Over 20 years of working on cars and writing about them, I’ve learned a few things—sometimes the hard way. Here are my top tips for keeping this critical component in top shape.

  • Cleanliness is Next to Godliness: The number one enemy of a throttle body is carbon and oil buildup from the engine’s crankcase ventilation system. This gunk restricts airflow at idle and can cause the plate to stick. A periodic cleaning every 30,000-50,000 miles can prevent a world of headaches.
  • Use the Right Tool for the Job: Do NOT use harsh carburetor cleaner on a modern throttle body. It can damage the sensitive electronics and protective coatings inside. Always buy a spray cleaner specifically labeled “Throttle Body Cleaner” as it’s safe for sensors and plastics.
  • My Big Mistake: The Relearn Procedure. On my first electronic throttle cleaning, I just cleaned it, bolted it back on, and started the car. The idle was surging wildly between 1,000 and 2,500 RPM. I panicked. What I didn’t know was that the ECU needs to “relearn” the new, clean closed position of the throttle plate. Most cars have a specific procedure (like letting it idle for 10 minutes) to reset it. Always look up the relearn procedure for your specific vehicle!
  • Listen to Your Car: A slightly rough idle, a hesitation when you first accelerate, or a “sticky” gas pedal feel are all early warning signs. Don’t ignore them. A quick inspection and cleaning can often prevent a more expensive repair or replacement down the road.
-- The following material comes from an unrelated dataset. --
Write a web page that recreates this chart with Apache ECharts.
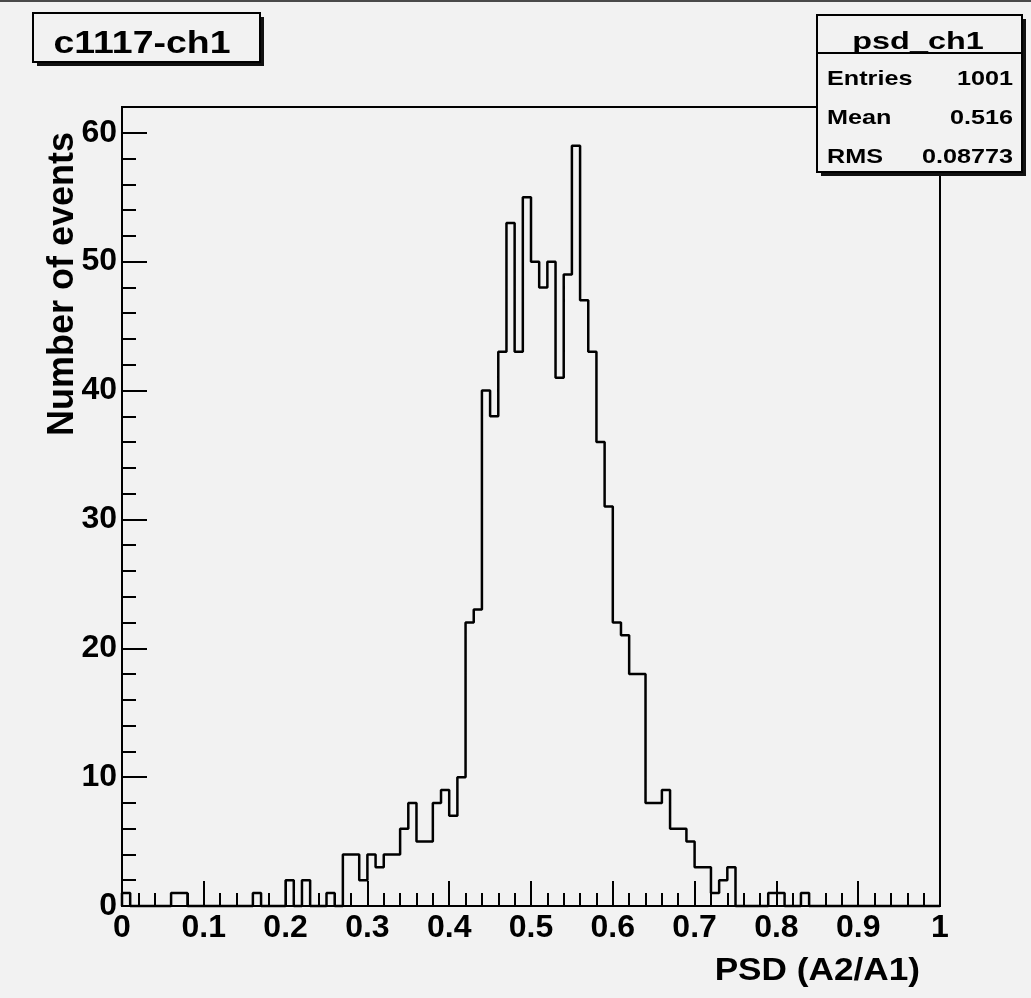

Frequently Asked Questions

What’s the difference between the throttle and the throttle body?

The “throttle body” is the entire housing assembly that bolts to the engine’s intake. The “throttle” (or throttle plate/butterfly valve) is the specific disc inside the throttle body that rotates to control airflow.

Can you drive a car with a bad throttle body?

While you might be able to limp home, it’s not recommended. A failing throttle body can cause sudden acceleration or deceleration, poor performance, and stalling, which can be dangerous in traffic.

What is the cost to replace a throttle body?

The cost varies widely by vehicle. The part itself can range from $150 to over $500 for high-end cars. With labor, you can expect a total replacement cost of anywhere from $250 to $800+ at a professional shop.

How do I know if I have a drive-by-wire or drive-by-cable system?

The easiest way is to look under the hood. Find the throttle body and look for a thick, black-sheathed steel cable attached to a rotating mechanism. If you see that, it’s drive-by-cable. If you only see a plastic connector with wires going to it, it’s drive-by-wire.